A girl steps up to the hotdog stand on the northeast corner of Kincaid Street and 13th Avenue, and asks if she can pay with a debit card.
Robert James-Alexander Hamilton pulls out a hotdog and with a big smile explains that he doesn’t take cards, but she can just pay him back.
Hamilton runs the stand, One Bad Dawg, and across the street on the Duck Store flies a banner: “Heroes aren’t defined by their victories.”
I first encountered Hamilton on that corner. It was one of those rare sunny spring days, and Hamilton, 30, was relaxing near the stand, having sold out of hotdogs earlier that day.
“I’ll give you the Cliff Notes,” he said, grinning.
Hamilton spent his childhood in Inglewood, California. His parents were firm — they pushed Hamilton and his brothers to succeed.
“My dad, when I did math homework,” Hamilton said. “… if I had eraser marks on my paper, he’d rip it up. ‘Do it over.’”
The reinforced ambition stuck, and not just in school. Hamilton also succeeded on the gridiron.
“Soon as they hike the ball, it’s me and the quarterback,” Hamilton said. “No one else is back there. I grabbed his facemask, I didn’t know what to do. I let him go, he rushes for like 20 yards. Coach pulls me outta the game … 17-year-old me is like ‘Coach, is it supposed to be that easy?’”
Hamilton worked hard on and off the field, his only goal: Get out of Inglewood.
He did exactly that when the University of Oregon Athletic Department offered him a full-ride scholarship to play football in 2002.

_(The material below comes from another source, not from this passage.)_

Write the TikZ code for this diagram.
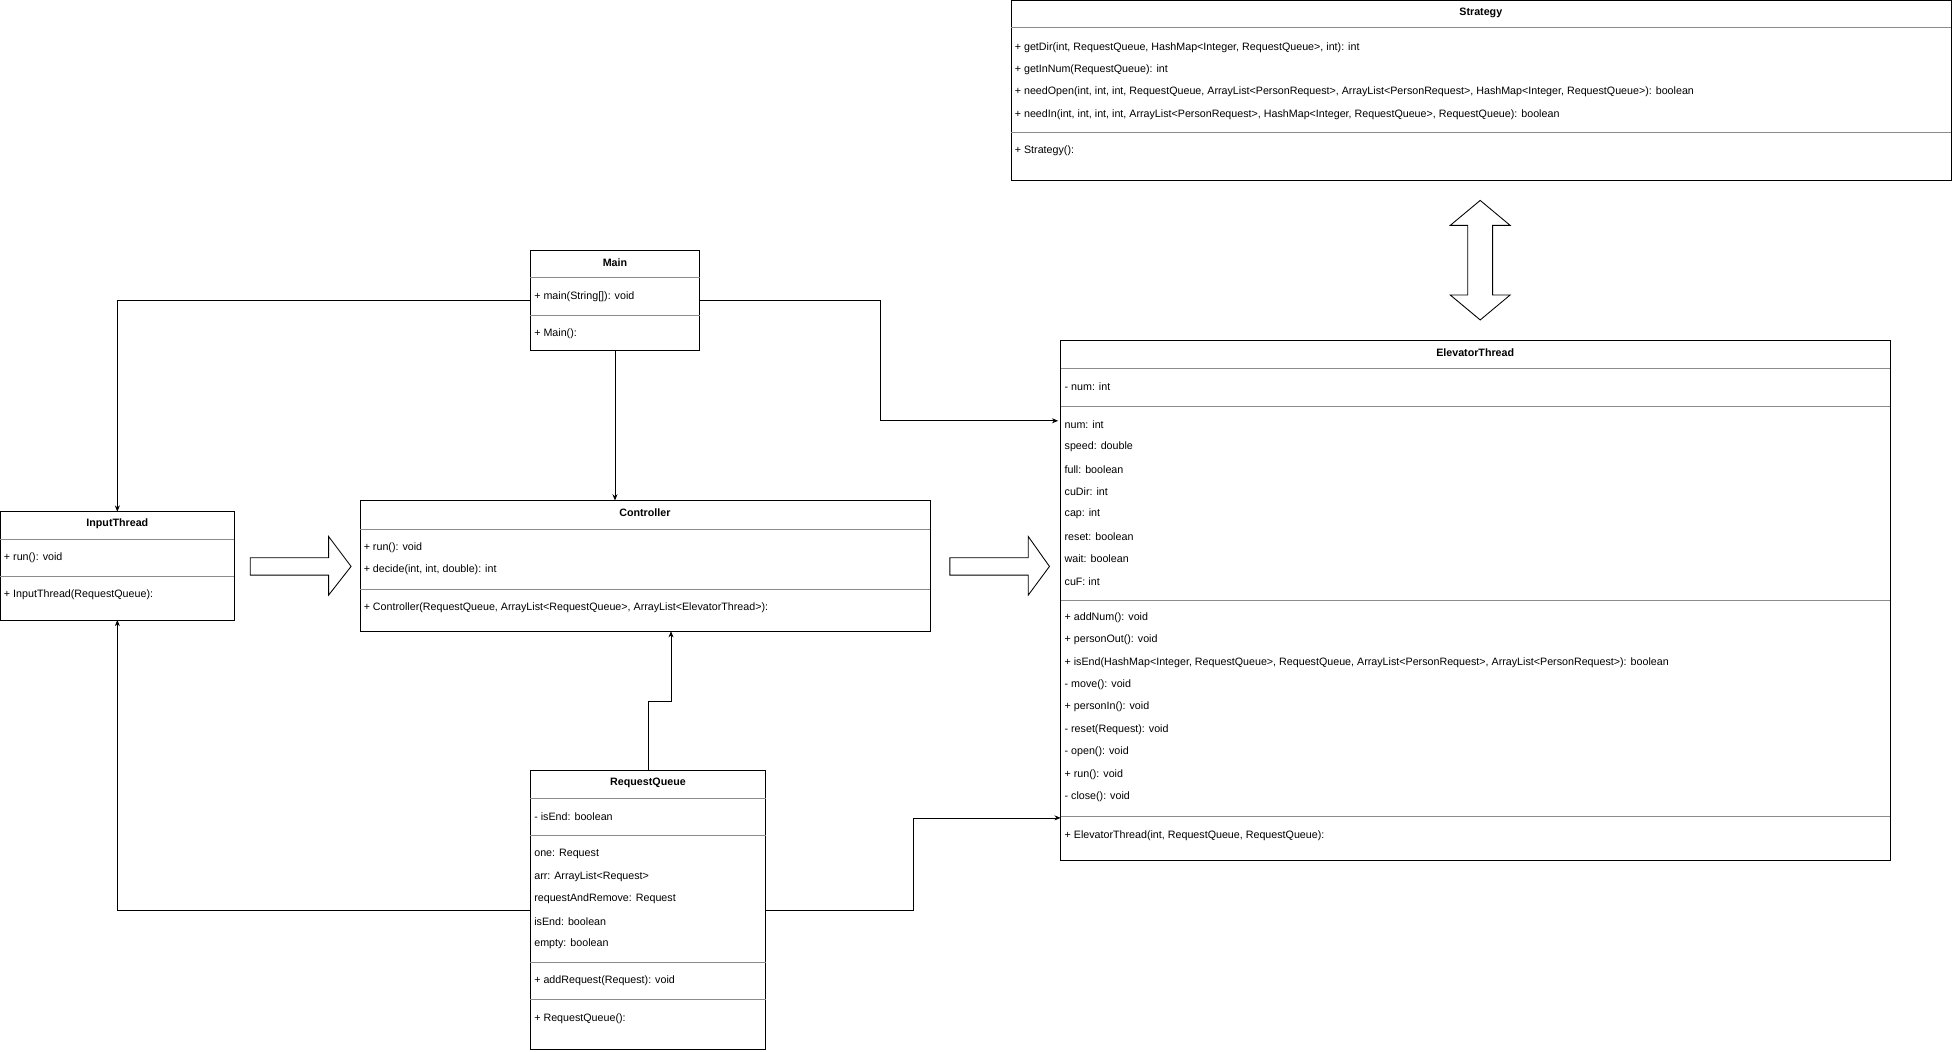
\documentclass[tikz,border=0pt]{standalone}
\usepackage{fontspec}
\setmainfont{Liberation Sans}
\usetikzlibrary{arrows.meta}
\begin{document}
\begin{tikzpicture}[x=1pt,y=-1pt,
  box/.style={draw,inner sep=0,outer sep=0},
  t/.style={anchor=west,inner sep=0,font=\fontsize{8.6}{10}\selectfont},
  h/.style={inner sep=0,font=\fontsize{8.6}{10}\selectfont\bfseries},
  ln/.style={draw=black!45,line width=0.5pt},
  con/.style={draw,line width=0.6pt,-{Stealth[length=5pt,width=4pt]}},
  blk/.style={draw,line width=0.7pt,fill=white}]
\useasboundingbox (0,0) rectangle (1568,845);
\newcommand{\ubox}[6]{\node[box,minimum width=#4-#2,minimum height=#5-#3] (#1) at ({(#2+#4)/2},{(#3+#5)/2}) {};
  \node[h] (#1-title) at ({(#2+#4)/2},#3+10) {#6};}
\newcommand{\sep}[3]{\draw[ln] (#1,#3) -- (#2,#3);}
% Strategy
\ubox{strategy}{812}{0.5}{1567}{145}{Strategy}
\sep{812}{1567}{22}\sep{812}{1567}{106}
\node[t] (s1) at (815,38) {+ getDir(int, RequestQueue, HashMap<Integer, RequestQueue>, int): int};
\node[t] (s2) at (815,56) {+ getInNum(RequestQueue): int};
\node[t] (s3) at (815,74) {+ needOpen(int, int, int, RequestQueue, ArrayList<PersonRequest>, ArrayList<PersonRequest>, HashMap<Integer, RequestQueue>): boolean};
\node[t] (s4) at (815,92) {+ needIn(int, int, int, int, ArrayList<PersonRequest>, HashMap<Integer, RequestQueue>, RequestQueue): boolean};
\node[t] (s5) at (815,121) {+ Strategy():};
% Main
\ubox{main}{426}{201}{562}{281}{Main}
\sep{426}{562}{223}\sep{426}{562}{253}
\node[t] (m1) at (429,238) {+ main(String[]): void};
\node[t] (m2) at (429,268) {+ Main():};
% InputThread
\ubox{input}{0.5}{411}{188}{498}{InputThread}
\sep{0}{188}{433}\sep{0}{188}{463}
\node[t] (i1) at (3,448) {+ run(): void};
\node[t] (i2) at (3,478) {+ InputThread(RequestQueue):};
% Controller
\ubox{ctrl}{289}{402}{747}{507}{Controller}
\sep{289}{747}{425}\sep{289}{747}{473}
\node[t] (c1) at (292,440) {+ run(): void};
\node[t] (c2) at (292,458) {+ decide(int, int, double): int};
\node[t] (c3) at (292,488) {+ Controller(RequestQueue, ArrayList<RequestQueue>, ArrayList<ElevatorThread>):};
% RequestQueue
\ubox{rq}{426}{619}{615}{843}{RequestQueue}
\sep{426}{615}{641}\sep{426}{615}{671}\sep{426}{615}{773}\sep{426}{615}{803}
\node[t] (r1) at (429,656) {- isEnd: boolean};
\node[t] (r2) at (429,686) {one: Request};
\node[t] (r3) at (429,704) {arr: ArrayList<Request>};
\node[t] (r4) at (429,722) {requestAndRemove: Request};
\node[t] (r5) at (429,740) {isEnd: boolean};
\node[t] (r6) at (429,758) {empty: boolean};
\node[t] (r7) at (429,788) {+ addRequest(Request): void};
\node[t] (r8) at (429,818) {+ RequestQueue():};
% ElevatorThread
\ubox{elev}{852}{273}{1518}{691}{ElevatorThread}
\sep{852}{1518}{296}\sep{852}{1518}{326}\sep{852}{1518}{482}\sep{852}{1518}{656}
\node[t] (e0) at (855,311) {- num: int};
\node[t] (ea1) at (855,341) {num: int};
\node[t] (ea2) at (855,359) {speed: double};
\node[t] (ea3) at (855,377) {full: boolean};
\node[t] (ea4) at (855,395) {cuDir: int};
\node[t] (ea5) at (855,413) {cap: int};
\node[t] (ea6) at (855,431) {reset: boolean};
\node[t] (ea7) at (855,449) {wait: boolean};
\node[t] (ea8) at (855,467) {cuF: int};
\node[t] (em1) at (855,496) {+ addNum(): void};
\node[t] (em2) at (855,514) {+ personOut(): void};
\node[t] (em3) at (855,532) {+ isEnd(HashMap<Integer, RequestQueue>, RequestQueue, ArrayList<PersonRequest>, ArrayList<PersonRequest>): boolean};
\node[t] (em4) at (855,550) {- move(): void};
\node[t] (em5) at (855,568) {+ personIn(): void};
\node[t] (em6) at (855,586) {- reset(Request): void};
\node[t] (em7) at (855,604) {- open(): void};
\node[t] (em8) at (855,622) {+ run(): void};
\node[t] (em9) at (855,640) {- close(): void};
\node[t] (em10) at (855,671) {+ ElevatorThread(int, RequestQueue, RequestQueue):};
% connectors
\coordinate (e1) at (850,338);
\coordinate (e2) at (852,657);
\draw[con] (main.west |- 0,241) -| (input.north);
\draw[con] (main.south) -- (main.south |- ctrl.north);
\draw[con] (main.east |- 0,241) -- (707,241) |- (e1);
\draw[con] (521,619) -- (521,563) -- (539,563) -- (539,507);
\draw[con] (rq.west |- 0,731) -| (input.south);
\draw[con] (rq.east |- 0,731) -- (734,731) |- (e2);
% block arrows
\draw[blk] (201,448) -- (264,448) -- (264,431) -- (282,455) -- (264,478) -- (264,462) -- (201,462) -- cycle;
\draw[blk] (763,448) -- (826,448) -- (826,431) -- (843,455) -- (826,478) -- (826,462) -- (763,462) -- cycle;
\draw[blk] (1189,161) -- (1213,181) -- (1199,181) -- (1199,237) -- (1213,237) -- (1189,257) -- (1165,237) -- (1179,237) -- (1179,181) -- (1165,181) -- cycle;
\end{tikzpicture}
\end{document}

Don Pellum, the linebacker coach during Hamilton’s recruitment, was struck by Hamilton’s appearance in film and was further taken with his personality when they met.
“That was Rob, his smile, the person that he is, a warm person,” said Pellum, now the Ducks’ defensive coordinator.
Shortly after, Hamilton came to Oregon as a linebacker. He started training immediately.
“I didn’t know anything about [being a] linebacker when I came here,” Hamilton said. “And I studied my butt off.”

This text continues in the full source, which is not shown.